Thursday, 21 February 2013

Clegg defends mansion tax and tells pensioners to sell up or pay up!

Elderly people whose homes are worth more than £2million should sell up or risk paying mansion tax, Nick Clegg has claimed today.

The Deputy PM suggested that a home owner hit by the Liberal Democrats plan to tax high value homes should sell his house before they die.

Mr Clegg told LBC Radio listener who had lived in his home with his family for 20 years should consider selling his property.

During his weekly Call Clegg radio phone-in, the Deputy PM told the listener, known as John, that he would indeed be better off if he chose to sell up and move out.

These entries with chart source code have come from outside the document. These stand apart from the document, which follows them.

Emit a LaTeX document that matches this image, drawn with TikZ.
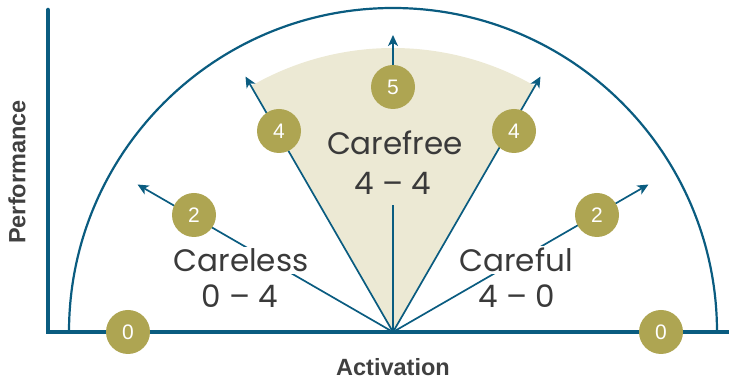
\documentclass[tikz,border=0pt]{standalone}
\usepackage{fontspec}
\setmainfont{Liberation Sans}
\newfontfamily\handfont{Poppins}
\usetikzlibrary{arrows.meta}
\definecolor{myteal}{RGB}{10,92,128}
\definecolor{myolive}{RGB}{174,165,82}
\definecolor{mybeige}{RGB}{236,233,212}
\definecolor{hgrey}{RGB}{58,58,58}
\definecolor{lgrey}{RGB}{64,64,64}
\begin{document}
\begin{tikzpicture}[x=1pt,y=1pt,
  axis/.style={line width=4.5pt, color=myteal},
  ray/.style={line width=1.7pt, color=myteal},
  arr/.style={ray, -{Stealth[length=11pt,width=10pt,inset=3pt]}},
  badge/.style={circle, fill=myolive, text=white, minimum size=44pt, inner sep=0pt, font=\fontsize{21}{21}\selectfont},
  hand/.style={font=\handfont\fontsize{31}{31}\selectfont, text=hgrey, inner sep=2pt, anchor=base},
  lbl/.style={font=\bfseries\fontsize{23.5}{23.5}\selectfont, text=lgrey}]
\useasboundingbox (0,0) rectangle (729,380);
\coordinate (O) at (393,48);
% beige sector
\fill[mybeige] (O) -- ++(60:284) arc[start angle=60,end angle=120,radius=284] -- cycle;
% axes
\coordinate (ytop) at (48,370);
\coordinate (corner) at (48,48);
\coordinate (xend) at (735,48);
\draw[axis, line cap=round] (ytop) -- (corner) -- (xend);
% arc
\draw[line width=2.2pt, myteal] (O) ++(180:324) arc[start angle=180,end angle=0,radius=324];
% tips
\path (O) ++(150:295) coordinate (t2l);
\path (O) ++(120:295) coordinate (t4l);
\path (O) ++(90:297) coordinate (t5);
\path (O) ++(60:295) coordinate (t4r);
\path (O) ++(30:295) coordinate (t2r);
% badge positions
\coordinate (p0l) at (128,48);
\coordinate (p2l) at (194,165);
\coordinate (p4l) at (279,249);
\coordinate (p5) at (393,293);
\coordinate (p4r) at (514,249);
\coordinate (p2r) at (597,165);
\coordinate (p0r) at (661,48);
\coordinate (cfb) at (393,175);
% rays
\draw[arr] (O) -- (t2l);
\draw[arr] (O) -- (t4l);
\draw[ray] (O) -- (cfb);
\draw[arr] (p5) -- (t5);
\draw[arr] (O) -- (t4r);
\draw[arr] (O) -- (t2r);
% texts
\node[hand, fill=white] (careless) at (241,108) {Careless};
\node[hand] (carelessS) at (240,72) {0 – 4};
\node[hand, fill=white] (careful) at (516,108) {Careful};
\node[hand] (carefulS) at (517,72) {4 – 0};
\node[hand] (carefree) at (395,225) {Carefree};
\node[hand] (carefreeS) at (393,185) {4 – 4};
% badges
\node[badge] (c0l) at (p0l) {0};
\node[badge] (c2l) at (p2l) {2};
\node[badge] (c4l) at (p4l) {4};
\node[badge] (c5) at (p5) {5};
\node[badge] (c4r) at (p4r) {4};
\node[badge] (c2r) at (p2r) {2};
\node[badge] (c0r) at (p0r) {0};
% axis labels
\node[lbl] (act) at (393,13) {Activation};
\node[lbl, rotate=90] (perf) at (17,208) {Performance};
\end{tikzpicture}
\end{document}
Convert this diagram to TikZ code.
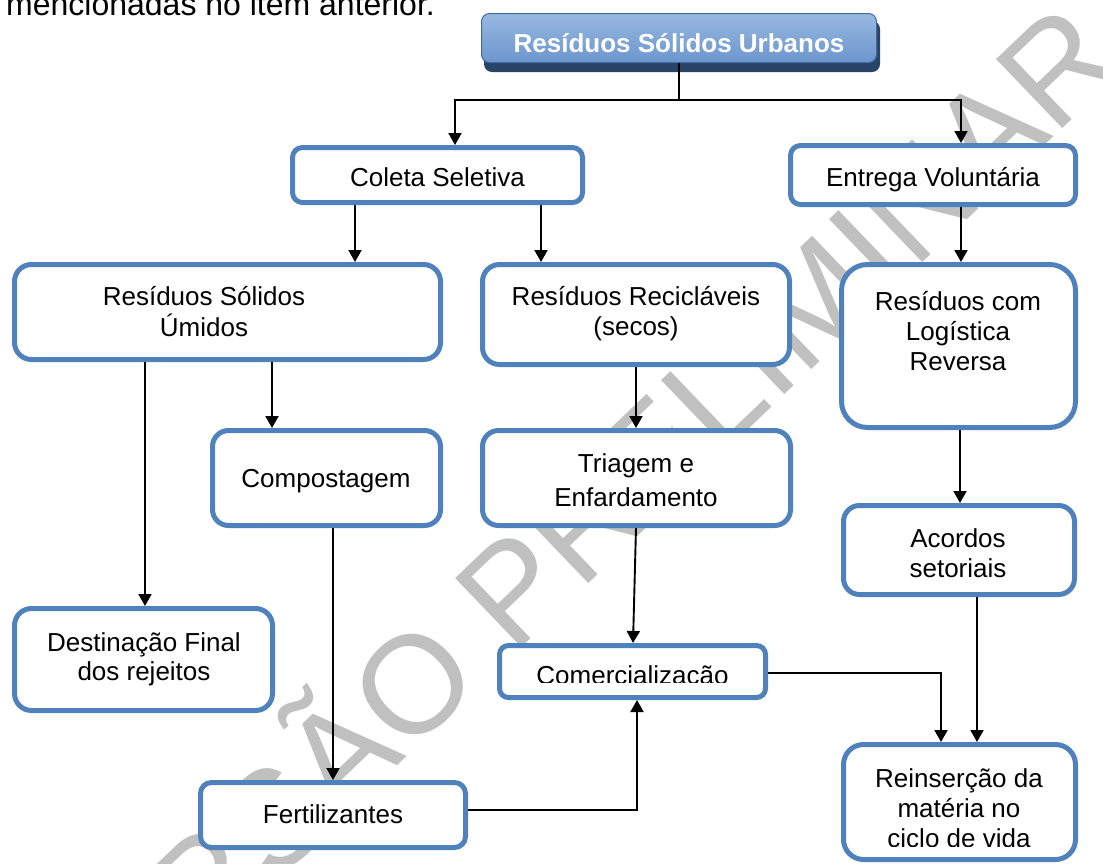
\documentclass[tikz,border=0pt]{standalone}
\usepackage{fontspec}
\setmainfont{Liberation Sans}
\usetikzlibrary{arrows.meta}
\definecolor{boxblue}{RGB}{79,129,189}
\definecolor{wmgray}{RGB}{192,192,192}
\definecolor{titletop}{RGB}{152,184,224}
\definecolor{titlemid}{RGB}{79,128,190}
\definecolor{titlebot}{RGB}{108,150,206}
\definecolor{titleshadow}{RGB}{40,68,104}
\definecolor{titleline}{RGB}{66,108,160}

\newcommand\mkbox[6]{%
 \pgfmathsetmacro\bxc{(#2+#4)/2}%
 \pgfmathsetmacro\byc{(#3+#5)/2}%
 \pgfmathsetmacro\bw{#4-#2-5}%
 \pgfmathsetmacro\bh{#5-#3-5}%
 \node[flowbox, minimum width=\bw pt, minimum height=\bh pt, rounded corners=#6pt] (#1) at (\bxc,\byc) {};}

\tikzset{
 flowbox/.style={draw=boxblue, line width=5pt, fill=white, inner sep=0pt, outer sep=2.5pt},
 lbl/.style={anchor=base, inner sep=0pt, font=\fontsize{26}{30}\selectfont, text=black},
 conn/.style={line width=1.9pt, draw=black},
 arr/.style={conn, -{Triangle[length=12pt,width=13pt]}},
}

\begin{document}
\begin{tikzpicture}[x=1pt,y=-1pt]
\useasboundingbox (0,0) rectangle (1103,863);
\fill[white] (0,0) rectangle (1103,863);

% watermark
\node[rotate=43.8, anchor=base, inner sep=0pt, text=wmgray, font=\fontsize{139}{139}\selectfont] (wm) at (597,575) {VERSÃO PRELIMINAR};

% preceding text line (cut off at top)
\node[anchor=base west, inner sep=0pt, font=\fontsize{32}{32}\selectfont] (intro) at (6,15) {mencionadas no item anterior.};

% title
\fill[titleshadow, rounded corners=8pt] (484,21) rectangle (880,72);
\node[draw=titleline, line width=1pt, top color=titletop, middle color=titlemid, bottom color=titlebot, rounded corners=8pt,
      minimum width=395pt, minimum height=49pt, inner sep=0pt] (title) at (679,38) {};
\node[lbl, text=white, font=\bfseries\fontsize{26}{30}\selectfont] (title-t) at (679,52) {Resíduos Sólidos Urbanos};

% boxes
\mkbox{coleta}{290}{145}{585}{205}{10}
\mkbox{entrega}{788}{143}{1078}{207}{10}
\mkbox{umidos}{12}{262}{443}{362}{17}
\mkbox{recicl}{480}{262}{792}{367}{17}
\mkbox{logist}{839}{262}{1078}{430}{26}
\mkbox{compost}{210}{428}{443}{528}{16}
\mkbox{triagem}{480}{428}{793}{528}{16}
\mkbox{acordos}{841}{503}{1077}{597}{16}
\mkbox{dest}{12}{606}{275}{713}{17}
\mkbox{comerc}{497}{643}{768}{700}{9}
\mkbox{fert}{198}{780}{468}{850}{11}
\mkbox{reins}{841}{742}{1078}{862}{20}

% labels
\node[lbl] (coleta-t) at (437.5,186) {Coleta Seletiva};
\node[lbl] (entrega-t) at (933,186) {Entrega Voluntária};
\node[lbl] (umidos-t1) at (204,305) {Resíduos Sólidos};
\node[lbl] (umidos-t2) at (204,336) {Úmidos};
\node[lbl] (recicl-t1) at (636,305) {Resíduos Recicláveis};
\node[lbl] (recicl-t2) at (636,335) {(secos)};
\node[lbl] (logist-t1) at (958,310) {Resíduos com};
\node[lbl] (logist-t2) at (958,340) {Logística};
\node[lbl] (logist-t3) at (958,370) {Reversa};
\node[lbl] (compost-t) at (326,487) {Compostagem};
\node[lbl] (triagem-t1) at (636,472) {Triagem e};
\node[lbl] (triagem-t2) at (636,506) {Enfardamento};
\node[lbl] (acordos-t1) at (958,547) {Acordos};
\node[lbl] (acordos-t2) at (958,577) {setoriais};
\node[lbl] (dest-t1) at (144,651) {Destinação Final};
\node[lbl] (dest-t2) at (144,680) {dos rejeitos};
\begin{scope}
\clip (500,646) rectangle (765,682);
\node[lbl] (comerc-t) at (632.5,684) {Comercialização};
\end{scope}
\node[lbl] (fert-t) at (333,823) {Fertilizantes};
\node[lbl] (reins-t1) at (959,787) {Reinserção da};
\node[lbl] (reins-t2) at (959,817) {matéria no};
\begin{scope}
\clip (845,825) rectangle (1074,846);
\node[lbl] (reins-t3) at (959,847) {ciclo de vida};
\end{scope}

% helper coordinates
\coordinate (jt) at (679,100);
\coordinate (xcol) at (455,0);
\coordinate (xent) at (961,0);
\coordinate (x355) at (355,0);
\coordinate (x541) at (541,0);
\coordinate (x145) at (145,0);
\coordinate (x272) at (272,0);
\coordinate (x636) at (636,0);
\coordinate (x633) at (633,0);
\coordinate (x333) at (333,0);
\coordinate (x960) at (960,0);
\coordinate (x977) at (977,0);
\coordinate (c1) at (637,810);
\coordinate (c2) at (941,673);

% connectors
\draw[conn] (title.south) -- (jt);
\draw[arr] (jt) -| (coleta.north -| xcol);
\draw[arr] (jt) -| (entrega.north -| xent);
\draw[arr] (coleta.south -| x355) -- (umidos.north -| x355);
\draw[arr] (coleta.south -| x541) -- (recicl.north -| x541);
\draw[arr] (entrega.south -| xent) -- (logist.north -| xent);
\draw[arr] (umidos.south -| x145) -- (dest.north -| x145);
\draw[arr] (umidos.south -| x272) -- (compost.north -| x272);
\draw[arr] (recicl.south -| x636) -- (triagem.north -| x636);
\draw[arr] (triagem.south -| x636) -- (comerc.north -| x633);
\draw[arr] (compost.south -| x333) -- (fert.north -| x333);
\draw[arr] (fert.east |- c1) -- (c1) -- (comerc.south -| c1);
\draw[arr] (comerc.east |- c2) -- (c2) -- (reins.north -| c2);
\draw[arr] (logist.south -| x960) -- (acordos.north -| x960);
\draw[arr] (acordos.south -| x977) -- (reins.north -| x977);
\end{tikzpicture}
\end{document}
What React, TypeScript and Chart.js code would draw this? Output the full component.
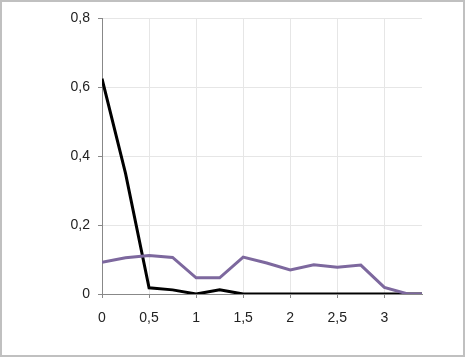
import React, { useEffect, useRef } from "react";
import { Chart, registerables } from "chart.js";

Chart.register(...registerables);

const xValues = [0, 0.25, 0.5, 0.75, 1, 1.25, 1.5, 1.75, 2, 2.25, 2.5, 2.75, 3, 3.25, 3.5];
const blackSeries = [0.625, 0.35, 0.018, 0.012, 0, 0.012, 0, 0, 0, 0, 0, 0, 0, 0, 0];
const purpleSeries = [0.092, 0.105, 0.112, 0.106, 0.047, 0.047, 0.107, 0.09, 0.07, 0.085, 0.078, 0.084, 0.019, 0, 0];
const xTickStep = 0.5;
const yTickStep = 0.2;
const xMax = 3.4;
const yMax = 0.8;

const fmt = (v: number) => Number(v.toFixed(2)).toString().replace(".", ",");

export default function App() {
  const ref = useRef<HTMLCanvasElement | null>(null);
  useEffect(() => {
    if (!ref.current) return;
    const font = { family: "'Liberation Sans', Arial, sans-serif", size: 14 };
    const chart = new Chart(ref.current, {
      type: "line",
      data: {
        datasets: [
          {
            label: "A",
            data: xValues.map((x, i) => ({ x, y: purpleSeries[i] })),
            borderColor: "#7d689e",
            borderWidth: 3,
            pointRadius: 0,
            tension: 0,
            clip: 0,
          },
          {
            label: "B",
            data: xValues.map((x, i) => ({ x, y: blackSeries[i] })),
            borderColor: "#000000",
            borderWidth: 3,
            pointRadius: 0,
            tension: 0,
            clip: 0,
          },
        ],
      },
      options: {
        animation: false,
        responsive: false,
        maintainAspectRatio: false,
        layout: { padding: { left: 0, right: 41, top: 12, bottom: 0 } },
        plugins: { legend: { display: false }, tooltip: { enabled: false } },
        scales: {
          x: {
            type: "linear",
            min: 0,
            max: xMax,
            ticks: {
              stepSize: xTickStep,
              includeBounds: false,
              color: "#222",
              font,
              padding: 12,
              maxRotation: 0,
              callback: (v: any) => fmt(Number(v)),
            },
            grid: { color: "#e6e6e6", tickColor: "#888", tickLength: 4, lineWidth: 1 },
            border: { color: "#888", width: 1 },
            afterFit: (s: any) => {
              s.height = 61;
            },
          },
          y: {
            type: "linear",
            min: 0,
            max: yMax,
            ticks: {
              stepSize: yTickStep,
              color: "#222",
              font,
              padding: 8,
              callback: (v: any) => fmt(Number(v)),
            },
            grid: { color: "#e6e6e6", tickColor: "#888", tickLength: 4, lineWidth: 1 },
            border: { color: "#888", width: 1 },
            afterFit: (s: any) => {
              s.width = 100;
            },
          },
        },
      },
    });
    return () => chart.destroy();
  }, []);
  return (
    <div
      style={{
        position: "fixed",
        left: 0,
        top: 0,
        width: 465,
        height: 357,
        boxSizing: "border-box",
        border: "2px solid #c0c0c0",
        background: "#fff",
      }}
    >
      <canvas ref={ref} width={461} height={353} style={{ display: "block" }} />
    </div>
  );
}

"Because you paid very little for it - how can I put this? I'm obviously not urging you on selling your home but if you were, as your children get older and so on, to decide to sell your home, you would be millions of pounds better off because you've got a small mortgage from 20 years ago and that is in a sense, pure profit," he said.
"That's one thing which I don't know whether you're prepared to do anyway."

He told Mr Clegg that since he bought the home in St John's Wood in London, the value of the property had “sky rocketed” to £5 million - leaving him facing the prospect of a massive tax bill under the Lib Dems' proposed annual levy on properties worth more than £2 million.

The caller responded to Mr Clegg: "But it's my home and I would have to move out of the area."
Mr Clegg also suggested that pensioners who were hit by the mansion tax could defer payment until after they died when it could be charged to their estate.

"Of course you could make exceptions for those people who have lived in properties for a long period of time and have retired and obviously aren't in a position to pay that kind of levy every year," he said.

"You could pay it as part of your estate, for instance."